Problem requirements
Transcribe all of the records precisely as they are presented.

Working data
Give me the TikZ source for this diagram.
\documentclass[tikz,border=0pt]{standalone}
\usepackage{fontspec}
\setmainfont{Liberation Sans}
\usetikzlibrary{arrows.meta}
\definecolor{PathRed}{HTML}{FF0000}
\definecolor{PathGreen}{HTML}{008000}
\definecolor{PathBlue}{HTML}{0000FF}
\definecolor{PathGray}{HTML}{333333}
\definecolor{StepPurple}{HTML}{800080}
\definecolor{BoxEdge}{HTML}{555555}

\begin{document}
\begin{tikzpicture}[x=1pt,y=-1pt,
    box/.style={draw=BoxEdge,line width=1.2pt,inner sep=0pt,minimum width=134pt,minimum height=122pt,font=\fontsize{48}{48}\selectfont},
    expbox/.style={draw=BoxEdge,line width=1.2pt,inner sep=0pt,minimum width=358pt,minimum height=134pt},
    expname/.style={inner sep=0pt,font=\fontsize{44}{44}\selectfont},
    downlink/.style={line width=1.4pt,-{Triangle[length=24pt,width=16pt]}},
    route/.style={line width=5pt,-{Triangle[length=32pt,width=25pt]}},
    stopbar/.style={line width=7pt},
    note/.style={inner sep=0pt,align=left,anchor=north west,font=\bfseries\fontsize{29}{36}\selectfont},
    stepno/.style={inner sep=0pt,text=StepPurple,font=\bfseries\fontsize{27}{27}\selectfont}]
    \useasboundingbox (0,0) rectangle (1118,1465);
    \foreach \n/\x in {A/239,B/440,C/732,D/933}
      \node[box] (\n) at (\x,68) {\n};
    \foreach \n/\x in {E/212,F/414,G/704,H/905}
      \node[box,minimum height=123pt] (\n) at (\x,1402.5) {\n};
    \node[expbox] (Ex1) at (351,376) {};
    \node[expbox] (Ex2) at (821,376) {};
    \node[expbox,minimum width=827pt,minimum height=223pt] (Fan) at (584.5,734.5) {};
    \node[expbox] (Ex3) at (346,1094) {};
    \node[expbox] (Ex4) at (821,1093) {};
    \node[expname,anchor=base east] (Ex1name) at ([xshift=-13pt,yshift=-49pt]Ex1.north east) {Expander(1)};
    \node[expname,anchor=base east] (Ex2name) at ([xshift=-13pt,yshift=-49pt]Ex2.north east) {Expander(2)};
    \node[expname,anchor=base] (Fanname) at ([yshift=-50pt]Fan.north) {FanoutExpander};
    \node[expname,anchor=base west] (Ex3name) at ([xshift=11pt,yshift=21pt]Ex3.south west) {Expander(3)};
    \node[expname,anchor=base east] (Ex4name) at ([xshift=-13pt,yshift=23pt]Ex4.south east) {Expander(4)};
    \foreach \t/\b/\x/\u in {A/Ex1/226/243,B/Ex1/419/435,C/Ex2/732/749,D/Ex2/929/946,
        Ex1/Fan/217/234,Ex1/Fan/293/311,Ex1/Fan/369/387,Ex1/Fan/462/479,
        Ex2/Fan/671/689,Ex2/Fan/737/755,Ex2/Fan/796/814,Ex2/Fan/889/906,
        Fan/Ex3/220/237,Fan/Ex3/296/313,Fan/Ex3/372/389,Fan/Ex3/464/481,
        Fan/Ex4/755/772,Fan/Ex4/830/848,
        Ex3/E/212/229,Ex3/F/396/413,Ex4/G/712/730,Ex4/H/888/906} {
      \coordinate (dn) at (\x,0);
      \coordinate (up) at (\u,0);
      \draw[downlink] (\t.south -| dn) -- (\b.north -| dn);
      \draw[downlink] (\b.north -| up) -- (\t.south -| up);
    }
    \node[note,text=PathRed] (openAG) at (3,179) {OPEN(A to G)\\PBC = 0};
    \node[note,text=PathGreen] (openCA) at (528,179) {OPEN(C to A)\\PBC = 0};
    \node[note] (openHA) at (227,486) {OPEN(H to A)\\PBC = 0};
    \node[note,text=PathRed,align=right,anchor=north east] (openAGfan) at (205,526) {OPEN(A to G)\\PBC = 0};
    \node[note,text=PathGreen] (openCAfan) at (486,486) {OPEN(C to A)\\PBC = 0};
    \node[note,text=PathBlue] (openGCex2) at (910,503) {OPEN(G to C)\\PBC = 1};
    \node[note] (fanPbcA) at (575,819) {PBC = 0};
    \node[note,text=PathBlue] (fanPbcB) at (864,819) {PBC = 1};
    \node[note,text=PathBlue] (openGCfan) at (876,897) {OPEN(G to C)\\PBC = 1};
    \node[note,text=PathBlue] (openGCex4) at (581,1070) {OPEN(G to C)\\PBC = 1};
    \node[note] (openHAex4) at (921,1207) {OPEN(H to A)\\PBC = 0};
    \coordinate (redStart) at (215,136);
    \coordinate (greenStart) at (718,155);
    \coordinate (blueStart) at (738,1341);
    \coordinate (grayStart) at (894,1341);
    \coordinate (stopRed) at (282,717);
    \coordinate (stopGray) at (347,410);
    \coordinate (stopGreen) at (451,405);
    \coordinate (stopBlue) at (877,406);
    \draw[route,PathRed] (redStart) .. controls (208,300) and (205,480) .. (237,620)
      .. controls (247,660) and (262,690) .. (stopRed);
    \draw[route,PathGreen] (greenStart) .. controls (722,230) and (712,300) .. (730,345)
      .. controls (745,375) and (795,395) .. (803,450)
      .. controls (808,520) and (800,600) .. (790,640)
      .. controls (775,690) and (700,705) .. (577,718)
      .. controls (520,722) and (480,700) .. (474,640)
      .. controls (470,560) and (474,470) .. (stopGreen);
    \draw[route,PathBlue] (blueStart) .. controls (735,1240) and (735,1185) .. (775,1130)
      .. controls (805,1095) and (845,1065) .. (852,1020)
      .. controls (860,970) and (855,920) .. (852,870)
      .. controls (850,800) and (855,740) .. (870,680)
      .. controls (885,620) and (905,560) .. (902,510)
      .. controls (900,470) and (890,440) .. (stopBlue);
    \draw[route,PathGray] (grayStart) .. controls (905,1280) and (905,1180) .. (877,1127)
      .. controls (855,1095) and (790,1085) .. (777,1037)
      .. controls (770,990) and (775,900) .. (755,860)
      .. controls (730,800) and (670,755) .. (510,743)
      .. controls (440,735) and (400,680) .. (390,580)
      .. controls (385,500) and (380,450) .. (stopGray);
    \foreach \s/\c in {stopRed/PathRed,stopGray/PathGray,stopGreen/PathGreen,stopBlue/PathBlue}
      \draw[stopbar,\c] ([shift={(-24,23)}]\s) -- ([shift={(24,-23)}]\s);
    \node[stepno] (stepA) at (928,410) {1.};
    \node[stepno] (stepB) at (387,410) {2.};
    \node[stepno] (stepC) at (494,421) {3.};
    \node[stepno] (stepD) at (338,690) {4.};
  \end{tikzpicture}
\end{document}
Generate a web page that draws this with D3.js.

Answer
Give me the TikZ source for this diagram.
\documentclass[tikz,border=0pt]{standalone}
\usepackage{fontspec}
\setmainfont{Liberation Sans}
\usetikzlibrary{arrows.meta}
\definecolor{PathRed}{HTML}{FF0000}
\definecolor{PathGreen}{HTML}{008000}
\definecolor{PathBlue}{HTML}{0000FF}
\definecolor{PathGray}{HTML}{333333}
\definecolor{StepPurple}{HTML}{800080}
\definecolor{BoxEdge}{HTML}{555555}

\begin{document}
\begin{tikzpicture}[x=1pt,y=-1pt,
    box/.style={draw=BoxEdge,line width=1.2pt,inner sep=0pt,minimum width=134pt,minimum height=122pt,font=\fontsize{48}{48}\selectfont},
    expbox/.style={draw=BoxEdge,line width=1.2pt,inner sep=0pt,minimum width=358pt,minimum height=134pt},
    expname/.style={inner sep=0pt,font=\fontsize{44}{44}\selectfont},
    downlink/.style={line width=1.4pt,-{Triangle[length=24pt,width=16pt]}},
    route/.style={line width=5pt,-{Triangle[length=32pt,width=25pt]}},
    stopbar/.style={line width=7pt},
    note/.style={inner sep=0pt,align=left,anchor=north west,font=\bfseries\fontsize{29}{36}\selectfont},
    stepno/.style={inner sep=0pt,text=StepPurple,font=\bfseries\fontsize{27}{27}\selectfont}]
    \useasboundingbox (0,0) rectangle (1118,1465);
    \foreach \n/\x in {A/239,B/440,C/732,D/933}
      \node[box] (\n) at (\x,68) {\n};
    \foreach \n/\x in {E/212,F/414,G/704,H/905}
      \node[box,minimum height=123pt] (\n) at (\x,1402.5) {\n};
    \node[expbox] (Ex1) at (351,376) {};
    \node[expbox] (Ex2) at (821,376) {};
    \node[expbox,minimum width=827pt,minimum height=223pt] (Fan) at (584.5,734.5) {};
    \node[expbox] (Ex3) at (346,1094) {};
    \node[expbox] (Ex4) at (821,1093) {};
    \node[expname,anchor=base east] (Ex1name) at ([xshift=-13pt,yshift=-49pt]Ex1.north east) {Expander(1)};
    \node[expname,anchor=base east] (Ex2name) at ([xshift=-13pt,yshift=-49pt]Ex2.north east) {Expander(2)};
    \node[expname,anchor=base] (Fanname) at ([yshift=-50pt]Fan.north) {FanoutExpander};
    \node[expname,anchor=base west] (Ex3name) at ([xshift=11pt,yshift=21pt]Ex3.south west) {Expander(3)};
    \node[expname,anchor=base east] (Ex4name) at ([xshift=-13pt,yshift=23pt]Ex4.south east) {Expander(4)};
    \foreach \t/\b/\x/\u in {A/Ex1/226/243,B/Ex1/419/435,C/Ex2/732/749,D/Ex2/929/946,
        Ex1/Fan/217/234,Ex1/Fan/293/311,Ex1/Fan/369/387,Ex1/Fan/462/479,
        Ex2/Fan/671/689,Ex2/Fan/737/755,Ex2/Fan/796/814,Ex2/Fan/889/906,
        Fan/Ex3/220/237,Fan/Ex3/296/313,Fan/Ex3/372/389,Fan/Ex3/464/481,
        Fan/Ex4/755/772,Fan/Ex4/830/848,
        Ex3/E/212/229,Ex3/F/396/413,Ex4/G/712/730,Ex4/H/888/906} {
      \coordinate (dn) at (\x,0);
      \coordinate (up) at (\u,0);
      \draw[downlink] (\t.south -| dn) -- (\b.north -| dn);
      \draw[downlink] (\b.north -| up) -- (\t.south -| up);
    }
    \node[note,text=PathRed] (openAG) at (3,179) {OPEN(A to G)\\PBC = 0};
    \node[note,text=PathGreen] (openCA) at (528,179) {OPEN(C to A)\\PBC = 0};
    \node[note] (openHA) at (227,486) {OPEN(H to A)\\PBC = 0};
    \node[note,text=PathRed,align=right,anchor=north east] (openAGfan) at (205,526) {OPEN(A to G)\\PBC = 0};
    \node[note,text=PathGreen] (openCAfan) at (486,486) {OPEN(C to A)\\PBC = 0};
    \node[note,text=PathBlue] (openGCex2) at (910,503) {OPEN(G to C)\\PBC = 1};
    \node[note] (fanPbcA) at (575,819) {PBC = 0};
    \node[note,text=PathBlue] (fanPbcB) at (864,819) {PBC = 1};
    \node[note,text=PathBlue] (openGCfan) at (876,897) {OPEN(G to C)\\PBC = 1};
    \node[note,text=PathBlue] (openGCex4) at (581,1070) {OPEN(G to C)\\PBC = 1};
    \node[note] (openHAex4) at (921,1207) {OPEN(H to A)\\PBC = 0};
    \coordinate (redStart) at (215,136);
    \coordinate (greenStart) at (718,155);
    \coordinate (blueStart) at (738,1341);
    \coordinate (grayStart) at (894,1341);
    \coordinate (stopRed) at (282,717);
    \coordinate (stopGray) at (347,410);
    \coordinate (stopGreen) at (451,405);
    \coordinate (stopBlue) at (877,406);
    \draw[route,PathRed] (redStart) .. controls (208,300) and (205,480) .. (237,620)
      .. controls (247,660) and (262,690) .. (stopRed);
    \draw[route,PathGreen] (greenStart) .. controls (722,230) and (712,300) .. (730,345)
      .. controls (745,375) and (795,395) .. (803,450)
      .. controls (808,520) and (800,600) .. (790,640)
      .. controls (775,690) and (700,705) .. (577,718)
      .. controls (520,722) and (480,700) .. (474,640)
      .. controls (470,560) and (474,470) .. (stopGreen);
    \draw[route,PathBlue] (blueStart) .. controls (735,1240) and (735,1185) .. (775,1130)
      .. controls (805,1095) and (845,1065) .. (852,1020)
      .. controls (860,970) and (855,920) .. (852,870)
      .. controls (850,800) and (855,740) .. (870,680)
      .. controls (885,620) and (905,560) .. (902,510)
      .. controls (900,470) and (890,440) .. (stopBlue);
    \draw[route,PathGray] (grayStart) .. controls (905,1280) and (905,1180) .. (877,1127)
      .. controls (855,1095) and (790,1085) .. (777,1037)
      .. controls (770,990) and (775,900) .. (755,860)
      .. controls (730,800) and (670,755) .. (510,743)
      .. controls (440,735) and (400,680) .. (390,580)
      .. controls (385,500) and (380,450) .. (stopGray);
    \foreach \s/\c in {stopRed/PathRed,stopGray/PathGray,stopGreen/PathGreen,stopBlue/PathBlue}
      \draw[stopbar,\c] ([shift={(-24,23)}]\s) -- ([shift={(24,-23)}]\s);
    \node[stepno] (stepA) at (928,410) {1.};
    \node[stepno] (stepB) at (387,410) {2.};
    \node[stepno] (stepC) at (494,421) {3.};
    \node[stepno] (stepD) at (338,690) {4.};
  \end{tikzpicture}
\end{document}
Generate a web page that draws this with D3.js.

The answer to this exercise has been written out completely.